Democratic U.S. presidential candidate Hillary Clinton speaks to supporters in Winterset, Iowa, July, 25, 2015.

The political controversy over the email files of former U.S. Secretary of State Hillary Clinton shows no sign of ending, engulfing her standing as the leading 2016 Democratic presidential contender.

A federal judge has set a hearing for later this week on whether the State Department is ensuring the retrieval of all official records that Clinton and her aides had on personal email accounts or devices from 2009 to 2013, when she stepped down as the country's top diplomat.

The State Department said in a court filing that a partial review of Clinton's emails showed that 305 of them possibly contain classified information. Clinton has said she did not send any classified documents on her personal email account or receive any that were marked classified at the time.

Clinton has said that she used her personal email account for State Department work for her own convenience, but the Justice Department is now conducting a review whether classified government documents ended up on her computer server.

The British Daily Mail newspaper reported Tuesday she hired a small technology firm, Platte River Networks of Denver, Colorado, to maintain her computer server and it was stored in a bathroom closet at her New York home.

The Gawker Media online news site said it is seeking to look at the emails between Philippe Reines, who worked for Clinton at the State Department, and reporters at 33 news outlets. Gawker reports the State Department said two years ago it found no such records, but last week reversed course, saying it now has discovered more than 17,000 and is examining them to see whether they can be released.

After resisting for months, Clinton turned over the computer server to investigators last week. But she contends Republican complaints about the emails are merely an attempt to derail her presidential campaign.

"I will not pretend this is anything other than what it is: the same old partisan games we have seen so many times before," she told supporters last week in Iowa.

A lawsuit was filed against the State Department forcing it to review the emails on Clinton's private server.
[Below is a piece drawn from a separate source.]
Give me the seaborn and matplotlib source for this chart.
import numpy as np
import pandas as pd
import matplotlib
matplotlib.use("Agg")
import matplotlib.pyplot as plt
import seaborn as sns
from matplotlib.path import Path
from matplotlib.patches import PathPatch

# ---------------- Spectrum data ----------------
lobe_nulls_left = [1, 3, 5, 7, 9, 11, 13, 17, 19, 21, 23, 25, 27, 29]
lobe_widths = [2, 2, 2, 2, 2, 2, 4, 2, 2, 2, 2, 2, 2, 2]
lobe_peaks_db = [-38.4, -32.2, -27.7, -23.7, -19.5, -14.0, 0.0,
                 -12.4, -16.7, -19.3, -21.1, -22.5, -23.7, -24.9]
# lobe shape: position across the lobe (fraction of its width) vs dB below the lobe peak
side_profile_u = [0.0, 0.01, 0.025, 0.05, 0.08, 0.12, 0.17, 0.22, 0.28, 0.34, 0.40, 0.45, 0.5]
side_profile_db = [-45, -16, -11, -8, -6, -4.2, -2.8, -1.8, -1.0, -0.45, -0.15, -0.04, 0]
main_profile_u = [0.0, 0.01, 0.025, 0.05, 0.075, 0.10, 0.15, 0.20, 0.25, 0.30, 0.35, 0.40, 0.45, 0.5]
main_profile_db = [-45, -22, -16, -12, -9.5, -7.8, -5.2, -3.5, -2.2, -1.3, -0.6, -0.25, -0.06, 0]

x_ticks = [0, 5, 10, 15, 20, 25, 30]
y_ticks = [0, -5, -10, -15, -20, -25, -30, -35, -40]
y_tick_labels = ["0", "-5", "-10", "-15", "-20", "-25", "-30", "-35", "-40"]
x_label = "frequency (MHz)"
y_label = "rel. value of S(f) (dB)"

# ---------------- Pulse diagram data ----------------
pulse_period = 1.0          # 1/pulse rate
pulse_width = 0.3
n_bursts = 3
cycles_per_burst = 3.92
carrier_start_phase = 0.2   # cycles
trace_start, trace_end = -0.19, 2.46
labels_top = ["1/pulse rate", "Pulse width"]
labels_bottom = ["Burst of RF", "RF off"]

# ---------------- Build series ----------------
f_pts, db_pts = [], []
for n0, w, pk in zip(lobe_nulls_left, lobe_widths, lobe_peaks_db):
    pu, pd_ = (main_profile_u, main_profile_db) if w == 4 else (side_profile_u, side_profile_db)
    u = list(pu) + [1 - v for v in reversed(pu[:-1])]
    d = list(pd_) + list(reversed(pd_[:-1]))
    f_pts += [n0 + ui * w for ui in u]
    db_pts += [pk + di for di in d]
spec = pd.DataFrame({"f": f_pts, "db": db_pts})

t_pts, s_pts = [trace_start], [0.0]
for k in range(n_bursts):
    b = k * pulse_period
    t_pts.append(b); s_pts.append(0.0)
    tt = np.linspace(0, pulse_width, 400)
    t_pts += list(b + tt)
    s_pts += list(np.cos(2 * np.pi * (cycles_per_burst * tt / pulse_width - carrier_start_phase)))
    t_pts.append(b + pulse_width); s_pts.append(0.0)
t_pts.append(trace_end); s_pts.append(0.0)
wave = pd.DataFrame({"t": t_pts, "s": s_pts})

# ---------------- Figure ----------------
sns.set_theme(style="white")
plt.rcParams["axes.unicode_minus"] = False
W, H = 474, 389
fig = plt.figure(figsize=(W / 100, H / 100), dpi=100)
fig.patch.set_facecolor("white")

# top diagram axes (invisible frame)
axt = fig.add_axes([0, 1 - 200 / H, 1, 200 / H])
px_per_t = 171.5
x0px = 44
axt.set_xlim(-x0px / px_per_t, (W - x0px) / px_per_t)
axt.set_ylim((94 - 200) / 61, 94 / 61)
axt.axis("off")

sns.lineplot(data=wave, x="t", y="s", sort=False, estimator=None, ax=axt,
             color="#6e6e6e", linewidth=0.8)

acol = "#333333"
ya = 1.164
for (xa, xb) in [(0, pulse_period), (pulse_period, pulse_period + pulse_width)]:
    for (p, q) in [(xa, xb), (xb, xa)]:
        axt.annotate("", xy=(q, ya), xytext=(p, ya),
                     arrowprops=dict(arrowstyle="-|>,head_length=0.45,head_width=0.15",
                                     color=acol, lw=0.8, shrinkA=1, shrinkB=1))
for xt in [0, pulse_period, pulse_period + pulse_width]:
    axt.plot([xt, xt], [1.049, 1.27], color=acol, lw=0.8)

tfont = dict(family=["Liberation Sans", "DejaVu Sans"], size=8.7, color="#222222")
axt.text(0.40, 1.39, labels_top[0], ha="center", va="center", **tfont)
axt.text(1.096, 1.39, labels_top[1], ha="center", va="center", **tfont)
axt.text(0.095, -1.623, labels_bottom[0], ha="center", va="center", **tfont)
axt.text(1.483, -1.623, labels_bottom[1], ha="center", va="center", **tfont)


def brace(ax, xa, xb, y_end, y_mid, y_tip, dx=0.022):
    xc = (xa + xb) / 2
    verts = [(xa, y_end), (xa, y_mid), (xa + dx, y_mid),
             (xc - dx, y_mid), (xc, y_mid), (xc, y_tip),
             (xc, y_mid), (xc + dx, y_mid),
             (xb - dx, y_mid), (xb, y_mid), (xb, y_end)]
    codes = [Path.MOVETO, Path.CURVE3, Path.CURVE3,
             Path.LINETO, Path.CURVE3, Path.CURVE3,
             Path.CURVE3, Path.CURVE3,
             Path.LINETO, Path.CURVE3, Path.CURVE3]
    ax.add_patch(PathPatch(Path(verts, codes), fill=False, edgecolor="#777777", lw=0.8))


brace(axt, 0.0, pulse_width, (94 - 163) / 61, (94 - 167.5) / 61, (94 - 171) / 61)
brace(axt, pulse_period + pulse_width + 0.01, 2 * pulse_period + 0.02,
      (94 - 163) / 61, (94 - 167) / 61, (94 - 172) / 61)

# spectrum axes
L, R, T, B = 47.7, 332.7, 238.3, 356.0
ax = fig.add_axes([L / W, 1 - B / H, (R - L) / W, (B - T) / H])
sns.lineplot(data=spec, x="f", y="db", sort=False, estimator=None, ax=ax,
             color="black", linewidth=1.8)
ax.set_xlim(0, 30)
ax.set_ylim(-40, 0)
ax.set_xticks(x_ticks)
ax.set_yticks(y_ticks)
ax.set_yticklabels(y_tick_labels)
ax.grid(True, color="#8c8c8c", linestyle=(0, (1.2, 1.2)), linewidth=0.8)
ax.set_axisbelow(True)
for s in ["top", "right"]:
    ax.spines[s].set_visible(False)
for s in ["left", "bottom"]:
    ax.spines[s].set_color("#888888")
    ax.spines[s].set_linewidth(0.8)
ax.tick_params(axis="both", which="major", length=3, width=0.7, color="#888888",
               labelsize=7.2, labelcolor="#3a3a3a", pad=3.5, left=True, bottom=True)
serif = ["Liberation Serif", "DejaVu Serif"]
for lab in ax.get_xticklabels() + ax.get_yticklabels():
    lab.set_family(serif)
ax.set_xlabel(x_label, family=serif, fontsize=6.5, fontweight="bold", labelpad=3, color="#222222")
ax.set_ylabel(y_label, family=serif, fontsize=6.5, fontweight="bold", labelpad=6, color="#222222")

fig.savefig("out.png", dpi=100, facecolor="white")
Those found to possibly contain classified information will be recommended to other federal agencies for further evaluation.

Critics have accused her of trying to hide controversial communications in her private account, including those concerning the deadly terrorist attack on the U.S. consulate in Benghazi, Libya in 2012.

Clinton has said she has turned over 55,000 pages of emails to the State Department and has authorized the agency to make them public.

The FBI has launched an investigation into the security of Clinton's private email server after the inspector general of the U.S. intelligence community said he found at least four emails that were classified at the time they were sent, including two that were deemed to be "top secret," the government's highest classification level.

Her campaign spokesman, Nick Merrill, has said Clinton has pledged to cooperate with the government's security inquiry, and if there are more questions, they will be addressed.